**Records for the exercise**.
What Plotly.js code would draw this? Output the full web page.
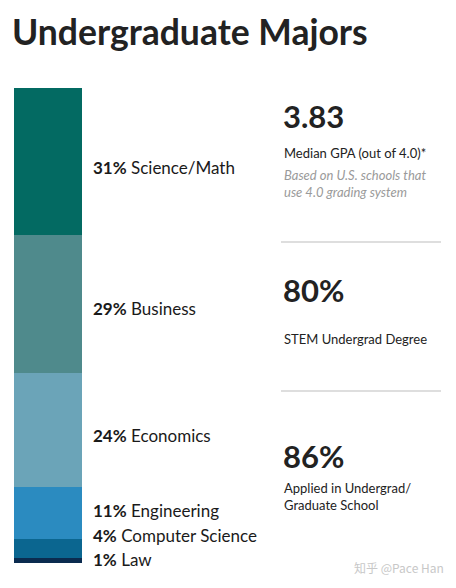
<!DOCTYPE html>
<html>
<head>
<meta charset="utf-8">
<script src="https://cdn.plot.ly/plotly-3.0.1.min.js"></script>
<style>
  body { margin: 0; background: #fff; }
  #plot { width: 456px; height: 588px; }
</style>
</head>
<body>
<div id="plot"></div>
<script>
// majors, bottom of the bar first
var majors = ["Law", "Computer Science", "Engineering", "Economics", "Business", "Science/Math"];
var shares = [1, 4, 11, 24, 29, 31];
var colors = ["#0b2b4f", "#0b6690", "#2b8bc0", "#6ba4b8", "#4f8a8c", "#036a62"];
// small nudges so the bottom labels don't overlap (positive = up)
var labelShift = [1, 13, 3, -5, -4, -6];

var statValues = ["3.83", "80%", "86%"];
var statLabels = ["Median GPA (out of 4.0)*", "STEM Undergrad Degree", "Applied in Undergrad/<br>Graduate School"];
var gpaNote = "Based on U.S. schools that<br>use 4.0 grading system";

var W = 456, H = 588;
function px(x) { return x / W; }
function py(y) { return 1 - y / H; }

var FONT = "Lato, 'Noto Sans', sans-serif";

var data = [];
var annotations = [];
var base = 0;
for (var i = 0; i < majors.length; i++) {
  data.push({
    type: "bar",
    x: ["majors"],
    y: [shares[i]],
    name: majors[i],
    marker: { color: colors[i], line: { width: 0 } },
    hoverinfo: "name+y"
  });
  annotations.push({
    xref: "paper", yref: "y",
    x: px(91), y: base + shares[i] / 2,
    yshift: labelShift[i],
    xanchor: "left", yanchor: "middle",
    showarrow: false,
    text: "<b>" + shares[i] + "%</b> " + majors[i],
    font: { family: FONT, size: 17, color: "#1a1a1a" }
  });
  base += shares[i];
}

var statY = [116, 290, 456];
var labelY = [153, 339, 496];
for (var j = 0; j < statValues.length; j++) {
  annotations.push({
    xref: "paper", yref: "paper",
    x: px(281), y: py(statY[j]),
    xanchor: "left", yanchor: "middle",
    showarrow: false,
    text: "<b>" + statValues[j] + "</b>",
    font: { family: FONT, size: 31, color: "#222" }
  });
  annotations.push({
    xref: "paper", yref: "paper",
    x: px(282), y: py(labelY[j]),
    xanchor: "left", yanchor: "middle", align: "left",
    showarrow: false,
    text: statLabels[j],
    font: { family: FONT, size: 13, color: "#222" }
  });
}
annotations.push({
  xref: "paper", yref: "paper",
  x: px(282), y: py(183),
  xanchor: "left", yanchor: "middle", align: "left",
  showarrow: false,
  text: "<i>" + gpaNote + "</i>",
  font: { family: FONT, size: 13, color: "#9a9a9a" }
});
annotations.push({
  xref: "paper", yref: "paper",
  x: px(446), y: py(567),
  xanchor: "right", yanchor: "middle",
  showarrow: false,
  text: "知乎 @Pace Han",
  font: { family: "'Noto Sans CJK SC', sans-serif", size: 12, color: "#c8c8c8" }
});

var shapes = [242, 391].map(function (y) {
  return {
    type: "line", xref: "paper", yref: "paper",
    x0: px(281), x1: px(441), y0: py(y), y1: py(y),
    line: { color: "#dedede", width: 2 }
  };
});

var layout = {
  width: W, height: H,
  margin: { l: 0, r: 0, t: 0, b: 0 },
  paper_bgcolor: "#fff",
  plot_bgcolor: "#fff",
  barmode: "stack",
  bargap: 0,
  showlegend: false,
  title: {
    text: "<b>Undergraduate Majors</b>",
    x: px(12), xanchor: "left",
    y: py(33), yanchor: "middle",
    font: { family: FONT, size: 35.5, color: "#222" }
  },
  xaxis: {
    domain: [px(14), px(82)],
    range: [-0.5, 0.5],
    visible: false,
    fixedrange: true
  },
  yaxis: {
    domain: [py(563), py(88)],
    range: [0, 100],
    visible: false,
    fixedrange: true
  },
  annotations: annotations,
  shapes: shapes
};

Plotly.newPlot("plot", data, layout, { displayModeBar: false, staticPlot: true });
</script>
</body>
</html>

...

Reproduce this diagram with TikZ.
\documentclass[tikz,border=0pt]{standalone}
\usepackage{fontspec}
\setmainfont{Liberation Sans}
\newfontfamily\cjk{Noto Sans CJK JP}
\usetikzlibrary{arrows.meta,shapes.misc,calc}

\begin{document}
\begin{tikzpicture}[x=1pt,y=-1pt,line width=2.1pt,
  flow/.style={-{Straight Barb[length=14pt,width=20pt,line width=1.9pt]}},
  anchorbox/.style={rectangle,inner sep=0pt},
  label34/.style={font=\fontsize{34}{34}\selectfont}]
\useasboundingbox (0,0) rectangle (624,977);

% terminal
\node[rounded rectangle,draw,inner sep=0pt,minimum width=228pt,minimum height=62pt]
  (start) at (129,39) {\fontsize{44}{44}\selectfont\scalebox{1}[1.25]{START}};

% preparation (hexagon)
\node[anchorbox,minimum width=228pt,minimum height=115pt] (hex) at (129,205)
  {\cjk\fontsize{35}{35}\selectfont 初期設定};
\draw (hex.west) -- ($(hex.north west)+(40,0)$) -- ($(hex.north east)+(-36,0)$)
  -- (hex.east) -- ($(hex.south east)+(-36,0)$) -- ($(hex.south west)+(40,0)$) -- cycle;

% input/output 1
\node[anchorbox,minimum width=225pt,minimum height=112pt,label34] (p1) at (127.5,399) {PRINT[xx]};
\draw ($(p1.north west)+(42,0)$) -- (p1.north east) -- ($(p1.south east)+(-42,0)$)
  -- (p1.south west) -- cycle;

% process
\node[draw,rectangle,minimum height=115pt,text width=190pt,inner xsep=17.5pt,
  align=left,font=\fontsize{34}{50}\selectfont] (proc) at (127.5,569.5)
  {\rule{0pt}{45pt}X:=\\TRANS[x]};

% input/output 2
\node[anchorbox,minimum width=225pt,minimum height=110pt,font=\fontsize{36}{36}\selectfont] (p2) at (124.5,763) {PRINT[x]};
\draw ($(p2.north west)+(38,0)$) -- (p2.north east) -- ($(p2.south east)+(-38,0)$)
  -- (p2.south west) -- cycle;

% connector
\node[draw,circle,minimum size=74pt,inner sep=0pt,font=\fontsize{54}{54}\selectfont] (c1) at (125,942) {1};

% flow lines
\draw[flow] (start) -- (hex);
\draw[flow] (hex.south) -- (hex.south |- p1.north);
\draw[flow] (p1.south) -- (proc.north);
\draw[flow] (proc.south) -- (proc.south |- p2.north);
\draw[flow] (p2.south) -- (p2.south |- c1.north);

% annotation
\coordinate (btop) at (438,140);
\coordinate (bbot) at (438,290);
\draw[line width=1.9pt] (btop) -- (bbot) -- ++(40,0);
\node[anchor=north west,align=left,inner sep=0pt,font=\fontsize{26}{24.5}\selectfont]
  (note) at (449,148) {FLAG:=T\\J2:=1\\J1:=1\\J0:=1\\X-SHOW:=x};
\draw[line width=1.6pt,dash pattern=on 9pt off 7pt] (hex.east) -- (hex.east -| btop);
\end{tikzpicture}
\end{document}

**Instruction**. Starting with the line with "Reproduce this diagram with TikZ." and ending with the line with "(0,0) rectangle (624,977);", extract every line exactly and nothing outside that span.

**Task result**.
Reproduce this diagram with TikZ.
\documentclass[tikz,border=0pt]{standalone}
\usepackage{fontspec}
\setmainfont{Liberation Sans}
\newfontfamily\cjk{Noto Sans CJK JP}
\usetikzlibrary{arrows.meta,shapes.misc,calc}

\begin{document}
\begin{tikzpicture}[x=1pt,y=-1pt,line width=2.1pt,
  flow/.style={-{Straight Barb[length=14pt,width=20pt,line width=1.9pt]}},
  anchorbox/.style={rectangle,inner sep=0pt},
  label34/.style={font=\fontsize{34}{34}\selectfont}]
\useasboundingbox (0,0) rectangle (624,977);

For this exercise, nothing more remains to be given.